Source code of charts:
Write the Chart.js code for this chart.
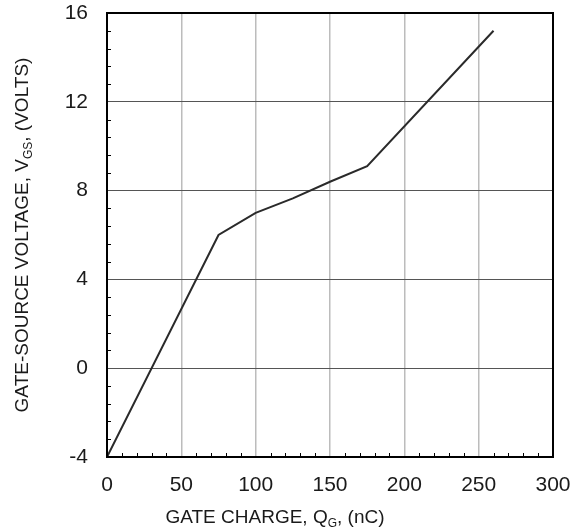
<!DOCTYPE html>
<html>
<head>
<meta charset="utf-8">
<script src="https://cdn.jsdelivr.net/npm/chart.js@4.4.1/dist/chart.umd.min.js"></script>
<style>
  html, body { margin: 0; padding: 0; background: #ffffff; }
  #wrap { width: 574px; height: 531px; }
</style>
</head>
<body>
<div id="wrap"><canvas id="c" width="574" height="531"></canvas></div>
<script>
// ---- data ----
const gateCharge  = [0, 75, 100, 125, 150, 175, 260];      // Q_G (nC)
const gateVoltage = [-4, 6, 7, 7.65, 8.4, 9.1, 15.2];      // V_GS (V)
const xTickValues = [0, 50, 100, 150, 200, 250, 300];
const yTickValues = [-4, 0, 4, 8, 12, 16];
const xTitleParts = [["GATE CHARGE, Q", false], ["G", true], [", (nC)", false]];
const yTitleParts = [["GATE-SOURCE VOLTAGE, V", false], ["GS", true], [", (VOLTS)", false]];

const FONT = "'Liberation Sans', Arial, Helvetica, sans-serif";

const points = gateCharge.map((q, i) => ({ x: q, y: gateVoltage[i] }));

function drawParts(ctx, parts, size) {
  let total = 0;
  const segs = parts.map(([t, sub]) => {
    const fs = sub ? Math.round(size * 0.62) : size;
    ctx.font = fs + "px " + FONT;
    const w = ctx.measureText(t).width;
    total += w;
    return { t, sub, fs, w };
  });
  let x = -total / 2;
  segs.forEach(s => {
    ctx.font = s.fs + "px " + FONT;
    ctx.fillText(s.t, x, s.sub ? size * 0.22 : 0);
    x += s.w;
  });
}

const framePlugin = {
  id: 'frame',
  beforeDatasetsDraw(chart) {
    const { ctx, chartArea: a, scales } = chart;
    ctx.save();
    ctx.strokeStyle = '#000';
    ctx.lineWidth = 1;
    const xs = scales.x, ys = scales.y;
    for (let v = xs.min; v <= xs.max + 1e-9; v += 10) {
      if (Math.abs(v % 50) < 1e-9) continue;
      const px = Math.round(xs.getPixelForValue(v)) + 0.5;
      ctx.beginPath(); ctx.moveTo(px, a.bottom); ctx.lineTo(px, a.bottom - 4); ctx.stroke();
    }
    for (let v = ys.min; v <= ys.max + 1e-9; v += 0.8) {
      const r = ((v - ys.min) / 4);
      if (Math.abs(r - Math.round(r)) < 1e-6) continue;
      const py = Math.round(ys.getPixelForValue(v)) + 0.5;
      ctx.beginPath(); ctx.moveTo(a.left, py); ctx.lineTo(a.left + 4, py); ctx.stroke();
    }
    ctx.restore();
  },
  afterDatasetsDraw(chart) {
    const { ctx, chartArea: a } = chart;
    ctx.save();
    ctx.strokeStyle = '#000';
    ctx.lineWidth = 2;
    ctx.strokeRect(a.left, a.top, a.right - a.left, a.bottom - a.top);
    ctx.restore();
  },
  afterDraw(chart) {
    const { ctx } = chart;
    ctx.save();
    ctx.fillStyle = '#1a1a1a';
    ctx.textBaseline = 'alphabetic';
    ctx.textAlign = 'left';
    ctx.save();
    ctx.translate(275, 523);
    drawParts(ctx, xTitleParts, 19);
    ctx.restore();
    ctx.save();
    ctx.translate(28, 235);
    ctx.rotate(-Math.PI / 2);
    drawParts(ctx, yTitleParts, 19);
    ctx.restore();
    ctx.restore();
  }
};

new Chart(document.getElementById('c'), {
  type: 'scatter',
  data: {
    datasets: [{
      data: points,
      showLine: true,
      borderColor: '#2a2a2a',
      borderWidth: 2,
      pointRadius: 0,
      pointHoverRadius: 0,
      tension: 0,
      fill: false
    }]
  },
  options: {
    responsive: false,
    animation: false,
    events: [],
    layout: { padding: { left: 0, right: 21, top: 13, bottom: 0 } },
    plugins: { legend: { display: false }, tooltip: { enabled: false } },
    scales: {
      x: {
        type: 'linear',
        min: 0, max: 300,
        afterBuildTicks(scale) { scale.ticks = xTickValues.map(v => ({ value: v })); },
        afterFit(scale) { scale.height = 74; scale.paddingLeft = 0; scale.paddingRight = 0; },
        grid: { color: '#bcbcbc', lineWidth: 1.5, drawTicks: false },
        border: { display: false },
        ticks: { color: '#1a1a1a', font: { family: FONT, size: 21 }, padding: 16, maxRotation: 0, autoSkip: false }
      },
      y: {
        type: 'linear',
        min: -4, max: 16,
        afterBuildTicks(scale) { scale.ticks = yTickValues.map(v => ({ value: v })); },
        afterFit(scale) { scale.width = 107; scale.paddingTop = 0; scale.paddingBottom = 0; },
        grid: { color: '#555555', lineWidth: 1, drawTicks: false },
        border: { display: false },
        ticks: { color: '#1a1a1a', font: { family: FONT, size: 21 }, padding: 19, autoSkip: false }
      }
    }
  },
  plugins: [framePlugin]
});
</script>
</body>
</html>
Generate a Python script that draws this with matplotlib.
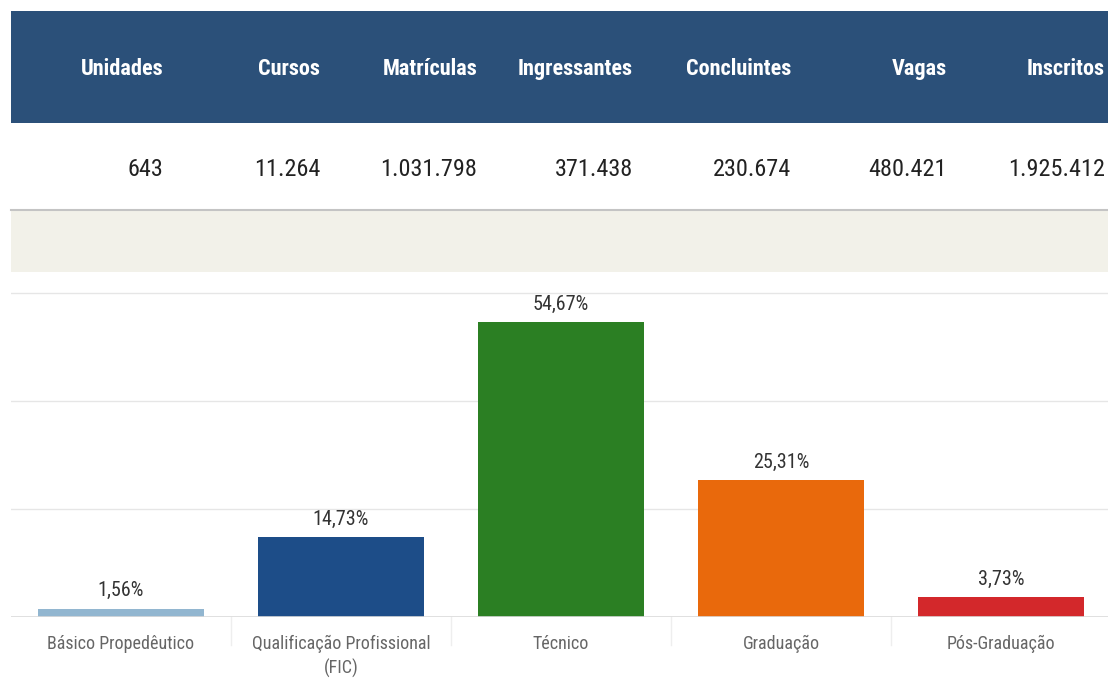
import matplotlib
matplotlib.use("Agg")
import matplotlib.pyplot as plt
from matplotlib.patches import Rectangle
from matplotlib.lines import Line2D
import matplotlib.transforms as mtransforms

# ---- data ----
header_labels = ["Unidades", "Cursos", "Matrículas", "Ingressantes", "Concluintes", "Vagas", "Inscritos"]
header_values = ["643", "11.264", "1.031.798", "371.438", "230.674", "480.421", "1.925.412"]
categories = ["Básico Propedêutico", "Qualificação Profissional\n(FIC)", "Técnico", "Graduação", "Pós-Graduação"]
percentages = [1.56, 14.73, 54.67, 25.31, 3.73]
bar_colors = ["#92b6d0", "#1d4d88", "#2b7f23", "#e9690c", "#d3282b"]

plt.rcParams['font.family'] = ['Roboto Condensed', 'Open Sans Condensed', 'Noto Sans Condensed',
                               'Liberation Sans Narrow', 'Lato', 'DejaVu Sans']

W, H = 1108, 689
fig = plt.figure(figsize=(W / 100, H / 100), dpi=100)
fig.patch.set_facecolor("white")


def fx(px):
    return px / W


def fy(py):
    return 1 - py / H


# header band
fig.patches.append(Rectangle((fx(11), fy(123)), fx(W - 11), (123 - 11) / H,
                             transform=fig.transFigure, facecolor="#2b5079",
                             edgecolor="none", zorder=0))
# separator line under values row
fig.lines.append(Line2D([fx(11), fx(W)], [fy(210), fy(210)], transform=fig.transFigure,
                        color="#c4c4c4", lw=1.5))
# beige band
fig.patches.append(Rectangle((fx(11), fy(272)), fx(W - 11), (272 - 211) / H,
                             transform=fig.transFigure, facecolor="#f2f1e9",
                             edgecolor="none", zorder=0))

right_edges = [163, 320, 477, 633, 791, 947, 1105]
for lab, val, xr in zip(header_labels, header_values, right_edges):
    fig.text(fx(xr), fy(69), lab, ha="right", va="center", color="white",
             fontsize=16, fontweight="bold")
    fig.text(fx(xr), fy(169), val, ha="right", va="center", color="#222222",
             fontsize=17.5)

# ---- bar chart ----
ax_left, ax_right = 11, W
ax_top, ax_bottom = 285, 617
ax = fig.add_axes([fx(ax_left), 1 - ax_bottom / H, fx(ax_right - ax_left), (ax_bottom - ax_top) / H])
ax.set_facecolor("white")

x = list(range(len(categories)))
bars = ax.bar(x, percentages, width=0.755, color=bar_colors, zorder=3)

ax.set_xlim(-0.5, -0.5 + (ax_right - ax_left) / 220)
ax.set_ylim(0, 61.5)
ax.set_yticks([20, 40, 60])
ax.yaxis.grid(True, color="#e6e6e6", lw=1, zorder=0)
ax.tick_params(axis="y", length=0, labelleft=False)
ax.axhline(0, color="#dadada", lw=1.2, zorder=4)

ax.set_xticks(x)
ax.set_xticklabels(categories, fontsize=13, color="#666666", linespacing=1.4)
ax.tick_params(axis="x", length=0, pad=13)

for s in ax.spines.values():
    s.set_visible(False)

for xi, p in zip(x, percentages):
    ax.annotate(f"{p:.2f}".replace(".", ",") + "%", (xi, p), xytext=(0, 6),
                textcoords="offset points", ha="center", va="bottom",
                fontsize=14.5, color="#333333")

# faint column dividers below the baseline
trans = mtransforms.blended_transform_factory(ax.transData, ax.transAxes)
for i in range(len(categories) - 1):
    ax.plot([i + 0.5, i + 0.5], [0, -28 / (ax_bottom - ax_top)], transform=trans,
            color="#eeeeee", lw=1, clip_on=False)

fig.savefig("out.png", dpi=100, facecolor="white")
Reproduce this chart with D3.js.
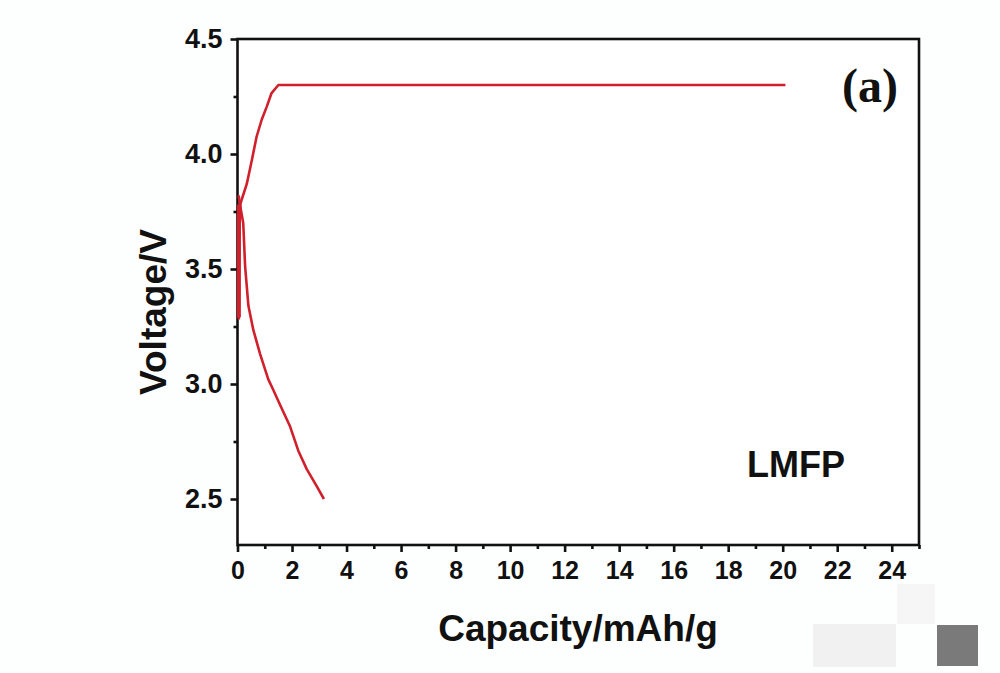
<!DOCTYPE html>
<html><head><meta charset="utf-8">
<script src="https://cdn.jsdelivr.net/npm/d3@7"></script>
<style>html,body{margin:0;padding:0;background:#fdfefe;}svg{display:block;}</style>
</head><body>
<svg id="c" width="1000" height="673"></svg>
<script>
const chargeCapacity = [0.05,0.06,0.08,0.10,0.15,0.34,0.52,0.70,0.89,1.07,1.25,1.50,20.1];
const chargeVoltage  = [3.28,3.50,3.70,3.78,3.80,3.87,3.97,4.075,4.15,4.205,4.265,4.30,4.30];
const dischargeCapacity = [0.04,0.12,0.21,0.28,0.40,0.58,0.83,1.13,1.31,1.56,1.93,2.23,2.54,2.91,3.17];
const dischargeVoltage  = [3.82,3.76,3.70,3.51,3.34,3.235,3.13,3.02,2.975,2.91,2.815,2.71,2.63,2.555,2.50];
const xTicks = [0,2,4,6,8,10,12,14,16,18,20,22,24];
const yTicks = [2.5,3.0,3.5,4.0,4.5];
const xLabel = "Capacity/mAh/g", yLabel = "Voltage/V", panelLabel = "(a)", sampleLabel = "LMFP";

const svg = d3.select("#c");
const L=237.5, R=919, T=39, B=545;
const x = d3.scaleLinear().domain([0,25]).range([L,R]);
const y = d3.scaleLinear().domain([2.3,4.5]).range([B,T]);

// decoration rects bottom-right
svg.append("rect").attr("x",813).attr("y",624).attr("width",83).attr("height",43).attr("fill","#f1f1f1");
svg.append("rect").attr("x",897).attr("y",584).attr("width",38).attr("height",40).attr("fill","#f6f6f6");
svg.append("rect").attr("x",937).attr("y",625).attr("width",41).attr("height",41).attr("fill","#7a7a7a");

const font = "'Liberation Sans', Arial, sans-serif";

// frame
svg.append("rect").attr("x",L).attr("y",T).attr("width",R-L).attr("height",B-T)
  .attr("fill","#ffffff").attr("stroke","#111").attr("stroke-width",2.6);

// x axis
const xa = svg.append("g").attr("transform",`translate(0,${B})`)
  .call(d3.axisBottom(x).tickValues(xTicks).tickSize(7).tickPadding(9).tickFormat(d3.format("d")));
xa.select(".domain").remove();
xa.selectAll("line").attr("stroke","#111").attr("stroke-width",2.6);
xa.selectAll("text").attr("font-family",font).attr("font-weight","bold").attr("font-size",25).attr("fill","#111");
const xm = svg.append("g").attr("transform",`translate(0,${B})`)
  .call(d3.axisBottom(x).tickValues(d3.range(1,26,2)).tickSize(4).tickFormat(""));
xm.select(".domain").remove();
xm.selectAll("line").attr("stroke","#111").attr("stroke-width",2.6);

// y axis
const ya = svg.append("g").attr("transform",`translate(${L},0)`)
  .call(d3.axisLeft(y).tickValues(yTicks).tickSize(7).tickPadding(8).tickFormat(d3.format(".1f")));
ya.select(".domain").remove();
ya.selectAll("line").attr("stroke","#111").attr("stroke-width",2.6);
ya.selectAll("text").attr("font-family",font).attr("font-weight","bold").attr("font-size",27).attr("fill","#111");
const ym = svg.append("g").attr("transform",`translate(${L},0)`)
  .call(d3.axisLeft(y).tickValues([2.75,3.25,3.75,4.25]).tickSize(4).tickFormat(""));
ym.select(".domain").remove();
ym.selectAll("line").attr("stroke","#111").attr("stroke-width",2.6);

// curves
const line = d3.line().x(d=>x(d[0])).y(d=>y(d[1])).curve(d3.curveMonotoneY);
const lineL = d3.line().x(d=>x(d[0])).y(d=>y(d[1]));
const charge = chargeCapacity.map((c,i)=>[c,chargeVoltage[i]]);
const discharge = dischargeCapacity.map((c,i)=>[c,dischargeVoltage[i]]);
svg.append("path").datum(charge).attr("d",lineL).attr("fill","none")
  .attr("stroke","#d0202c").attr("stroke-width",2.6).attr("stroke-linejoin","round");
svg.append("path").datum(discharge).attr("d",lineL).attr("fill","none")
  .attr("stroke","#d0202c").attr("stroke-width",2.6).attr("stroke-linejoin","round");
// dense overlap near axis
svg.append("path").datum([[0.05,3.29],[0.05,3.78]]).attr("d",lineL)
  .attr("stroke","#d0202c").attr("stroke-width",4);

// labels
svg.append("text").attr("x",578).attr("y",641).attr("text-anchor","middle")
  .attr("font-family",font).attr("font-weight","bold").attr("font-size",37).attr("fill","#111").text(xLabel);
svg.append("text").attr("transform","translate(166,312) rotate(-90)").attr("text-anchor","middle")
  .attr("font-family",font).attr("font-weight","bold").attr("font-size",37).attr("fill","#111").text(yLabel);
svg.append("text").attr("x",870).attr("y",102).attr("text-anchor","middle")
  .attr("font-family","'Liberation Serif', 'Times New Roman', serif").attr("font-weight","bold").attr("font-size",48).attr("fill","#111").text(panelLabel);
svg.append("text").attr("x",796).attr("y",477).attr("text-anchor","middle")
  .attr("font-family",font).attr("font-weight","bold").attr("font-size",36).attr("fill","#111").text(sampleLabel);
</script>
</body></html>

Exercise goal:
Nothing but the lines from the one with "Generate a Python" down to the one with "import matplotlib.transforms as mtransforms" should be printed, both of them included. Leave out the pictures.

Written response:
Generate a Python script that draws this with matplotlib.
import matplotlib
matplotlib.use("Agg")
import matplotlib.pyplot as plt
from matplotlib.patches import Rectangle
from matplotlib.lines import Line2D
import matplotlib.transforms as mtransforms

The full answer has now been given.